Explain the term Convexity
in fixed-income securities and discuss its implications on
investment decisions.
please try to concentrate more on the implications on investment decisions
Convexity, along with bond duration if used for determining the bond prices to the changes in yield.
Generally, as bond yield increases, bond prices fall and vice-versa. This relationship is non-linear in nature. The duration estimates the bond price for linear changes, however, it has to be complemented with convexity to take into consideration the non-linear nature of the bond price changes.
Due to convexity, for a unit decrease in yield, the bond price increases more due to convexity than it would without it. Hence, more the convexity, more is the positive change in bond price when the yield decreases. Also, if yields increases, more the convexity, lesser is the decrease in bond price than it would had been, if the bond had lesser convexity.
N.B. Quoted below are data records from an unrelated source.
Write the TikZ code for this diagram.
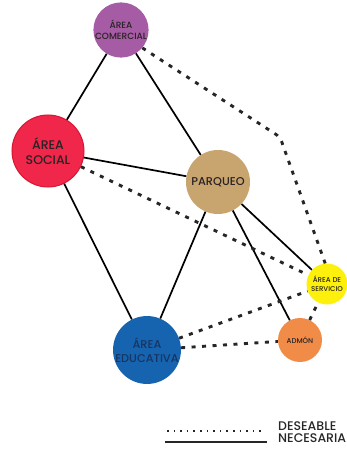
\documentclass[tikz,border=0pt]{standalone}
\usepackage{fontspec}
\setmainfont{Poppins Medium}
\usepackage{xcolor}
\usetikzlibrary{arrows.meta, positioning, calc}

\definecolor{comercialcol}{RGB}{166,92,164}
\definecolor{socialcol}{RGB}{240,38,74}
\definecolor{socialborde}{RGB}{214,22,52}
\definecolor{parqueocol}{RGB}{200,164,110}
\definecolor{serviciocol}{RGB}{252,240,12}
\definecolor{educativacol}{RGB}{22,100,176}
\definecolor{admoncol}{RGB}{241,140,72}
\definecolor{texto}{RGB}{40,34,36}
\definecolor{textoazul}{RGB}{24,52,96}

\begin{document}
\begin{tikzpicture}[
    x=1pt, y=-1pt,
    zona/.style={circle, inner sep=0pt, align=center, text=texto},
    necesaria/.style={line width=1.7pt, black},
    deseable/.style={line width=2.9pt, black!85, dash pattern=on 4pt off 6.5pt},
    leyenda/.style={anchor=west, inner sep=0pt, font=\fontsize{12.5}{13}\selectfont, text=black!85}
  ]
  \useasboundingbox (0,0) rectangle (346,449);

  \node[zona, fill=comercialcol, minimum size=54pt, font=\fontsize{9}{10.5}\selectfont] (comercial) at (121,30) {ÁREA\\COMERCIAL};
  \node[zona, fill=socialcol, draw=socialborde, line width=1pt, minimum size=72pt, font=\fontsize{12.5}{15}\selectfont] (social) at (48,151) {ÁREA\\SOCIAL};
  \node[zona, fill=parqueocol, minimum size=64pt, font=\fontsize{11.3}{12}\selectfont] (parqueo) at (218,182) {PARQUEO};
  \node[zona, fill=serviciocol, minimum size=41pt, font=\fontsize{7}{9}\selectfont] (servicio) at (327,284) {ÁREA DE\\SERVICIO};
  \node[zona, fill=educativacol, text=textoazul, minimum size=64pt, font=\fontsize{11.3}{14}\selectfont] (educativa) at (147,350) {ÁREA\\EDUCATIVA};
  \node[zona, fill=admoncol, minimum size=44pt, font=\fontsize{7}{8}\selectfont] (admon) at (300,340) {ADMÓN};

  \coordinate (codo) at (280,137);

  % necesaria
  \draw[necesaria] (comercial) -- (social);
  \draw[necesaria] (comercial) -- (parqueo);
  \draw[necesaria] (social) -- (parqueo);
  \draw[necesaria] (social) -- (educativa);
  \draw[necesaria] (parqueo) -- (educativa);
  \draw[necesaria] (parqueo) -- (admon);
  \draw[necesaria] (parqueo) -- (servicio);

  % deseable
  \draw[deseable, rounded corners=5pt] (comercial.-40) -- (codo) -- (servicio.95);
  \draw[deseable] (social) -- (servicio);
  \draw[deseable] (educativa) -- (servicio);
  \draw[deseable] (educativa) -- (admon);
  \draw[deseable] (admon) -- (servicio);

  % leyenda
  \coordinate (desA) at (167,431);
  \coordinate (desB) at (264,431);
  \coordinate (necA) at (165,442);
  \coordinate (necB) at (267,442);
  \draw[line width=2pt, black!85, dash pattern=on 1.6pt off 5pt] (desA) -- (desB);
  \draw[line width=1.5pt, black!85] (necA) -- (necB);
  \node[leyenda] (deseableTxt) at (278,426.5) {DESEABLE};
  \node[leyenda] (necesariaTxt) at (278,438) {NECESARIA};
\end{tikzpicture}
\end{document}
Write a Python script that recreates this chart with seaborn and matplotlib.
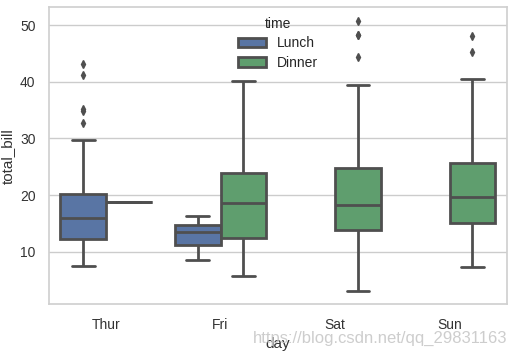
import numpy as np
import pandas as pd
import seaborn as sns
import matplotlib
matplotlib.use("Agg")
import matplotlib.pyplot as plt

# Box summary statistics (total_bill by day and time)
days = ["Thur", "Fri", "Sat", "Sun"]
times = ["Lunch", "Dinner"]
groups = [("Thur", "Lunch"), ("Thur", "Dinner"), ("Fri", "Lunch"), ("Fri", "Dinner"),
          ("Sat", "Dinner"), ("Sun", "Dinner")]
lows = [7.51, 18.78, 8.58, 5.75, 3.07, 7.25]
q1s = [12.3, 18.78, 11.1, 12.4, 13.9, 14.99]
medians = [16.0, 18.78, 13.42, 18.67, 18.24, 19.63]
q3s = [20.2, 18.78, 14.7, 23.9, 24.74, 25.6]
highs = [29.8, 18.78, 16.27, 40.17, 39.42, 40.55]
outliers = [[32.68, 34.83, 35.26, 41.19, 43.11], [], [], [], [44.3, 48.27, 48.33, 50.81], [45.35, 48.17]]

# Build long-form sample whose quartiles, whiskers and outliers match the summaries
rows = []
for (d, t), lo, a, m, b, hi, outs in zip(groups, lows, q1s, medians, q3s, highs, outliers):
    if lo == hi:
        vals = [m]
    else:
        vals = [lo] + [a] * 10 + [m] * 10 + [b] * 10 + [hi] + list(outs)
    rows += [(d, t, v) for v in vals]
tips = pd.DataFrame(rows, columns=["day", "time", "total_bill"])
tips["day"] = pd.Categorical(tips["day"], categories=days, ordered=True)

sns.set_theme(style="whitegrid")
plt.rcParams["font.family"] = ["Liberation Sans", "DejaVu Sans"]

fig, ax = plt.subplots(figsize=(5.13, 3.56), dpi=100)
sns.boxplot(data=tips, x="day", y="total_bill", hue="time", order=days, hue_order=times,
            palette=sns.color_palette("deep6", 2), linewidth=2, linecolor="#4f4f4f",
            flierprops=dict(marker="d", markersize=4, markerfacecolor="#4f4f4f",
                            markeredgecolor="#4f4f4f"), ax=ax)
ax.set_yticks([10, 20, 30, 40, 50])
ax.tick_params(labelsize=10, colors="#333333")
ax.set_xlabel("day", fontsize=11, color="#333333")
ax.set_ylabel("total_bill", fontsize=11, color="#333333")
leg = ax.legend(title="time", loc="upper center", frameon=False, fontsize=10, title_fontsize=10,
                borderaxespad=0.3, labelspacing=0.4)
for sp in ax.spines.values():
    sp.set_color("#d0d0d0")
fig.subplots_adjust(left=0.095, right=0.988, top=0.98, bottom=0.145)
fig.text(0.99, 0.05, "https://blog.csdn.net/qq_29831163", ha="right", va="center",
         fontsize=12, color="#c8c8c8", alpha=0.9)
fig.savefig("out.png", dpi=100)
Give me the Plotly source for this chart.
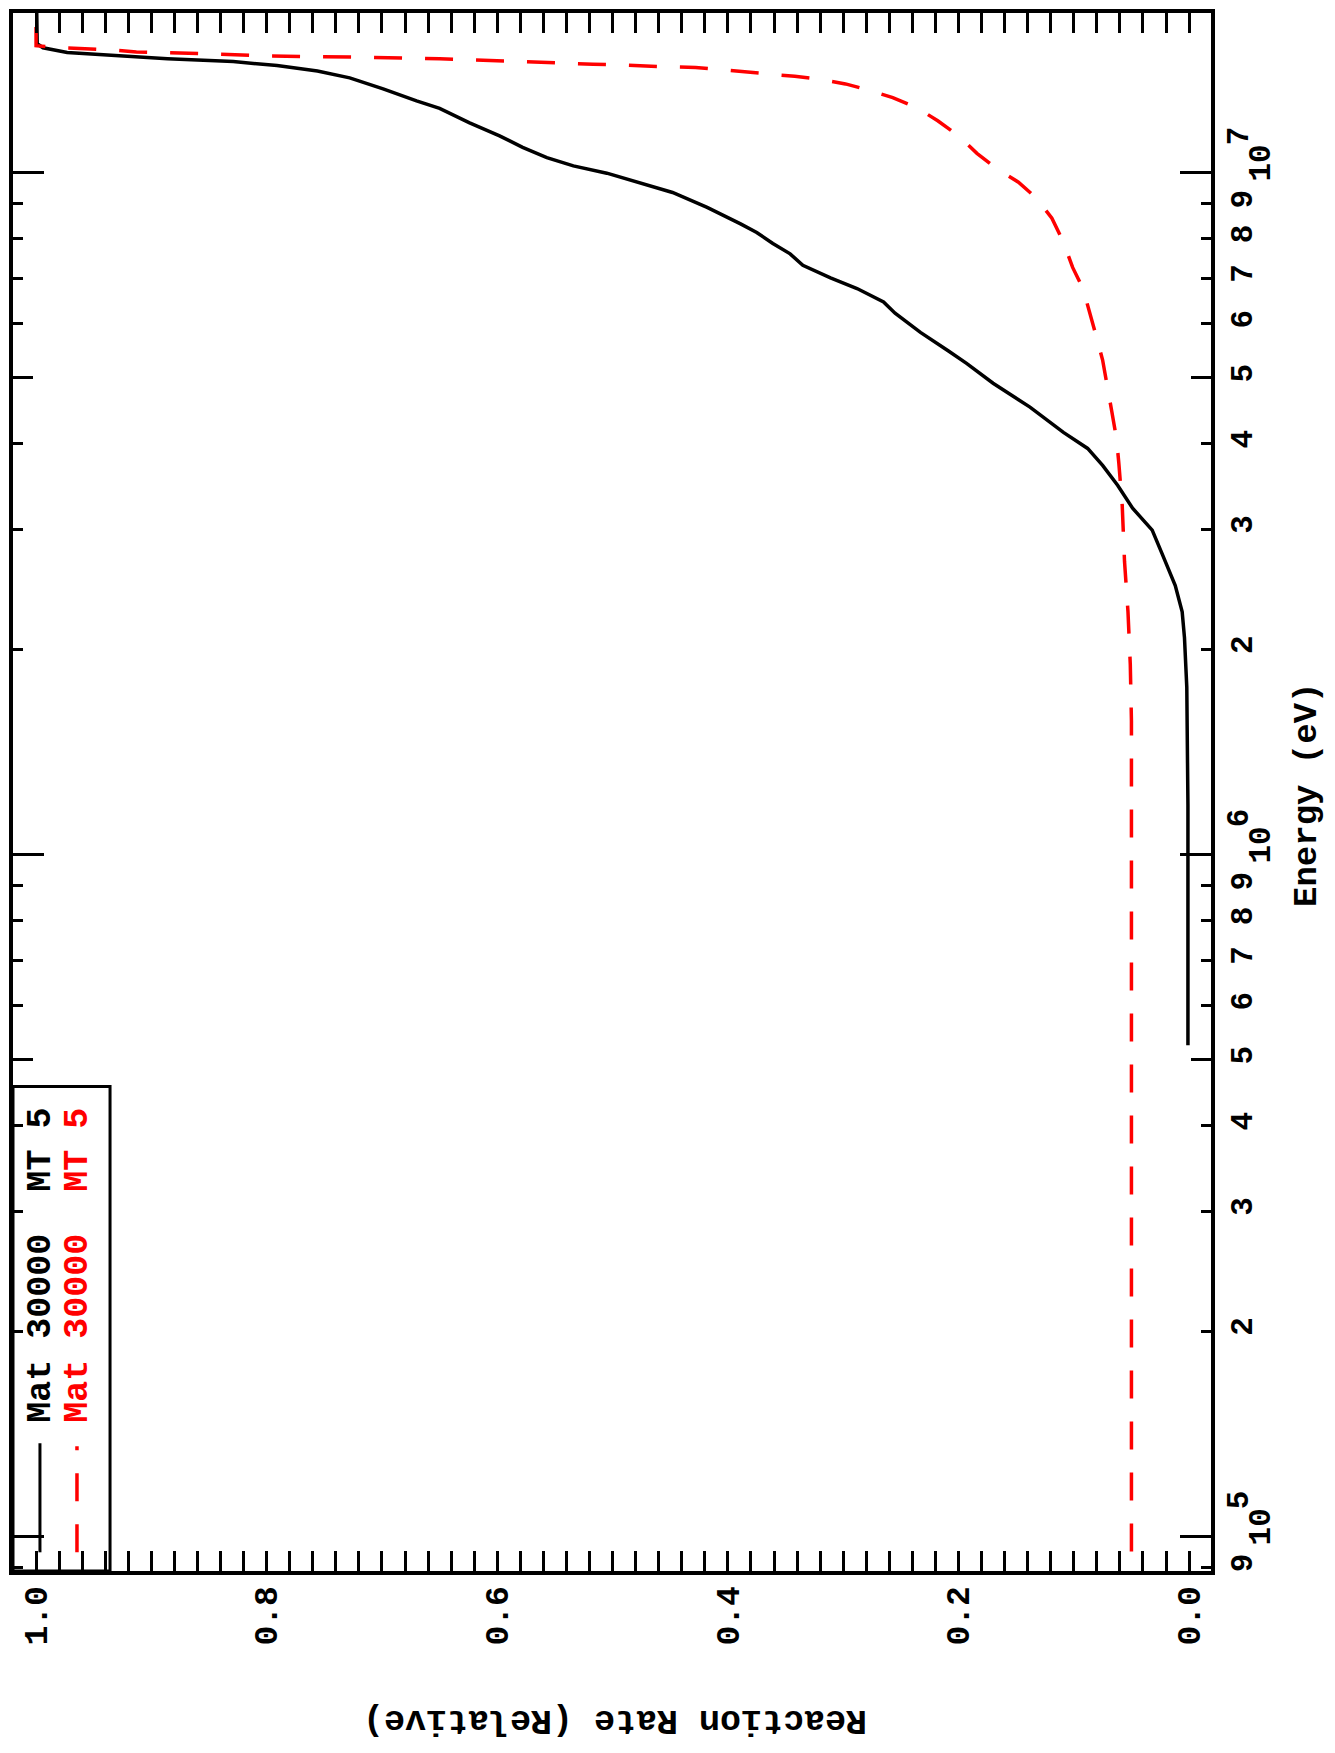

Hence, a positive convexity is beneficial for the investor and thus he/she pays for it and the same reasoning is used in investment decisions as well. If an analyst predicts that bond yield would decrease in future, he/she will prefer purchasing a bond with higher convexity to enjoy higher bond prices if his/her predictions comes out to be true. For truly estimating bond prices to change in market yields, duration along with convexity is taken into consideration. Accordinly, convexity plays an important role in investment decisions as the bond prices are dependent on it.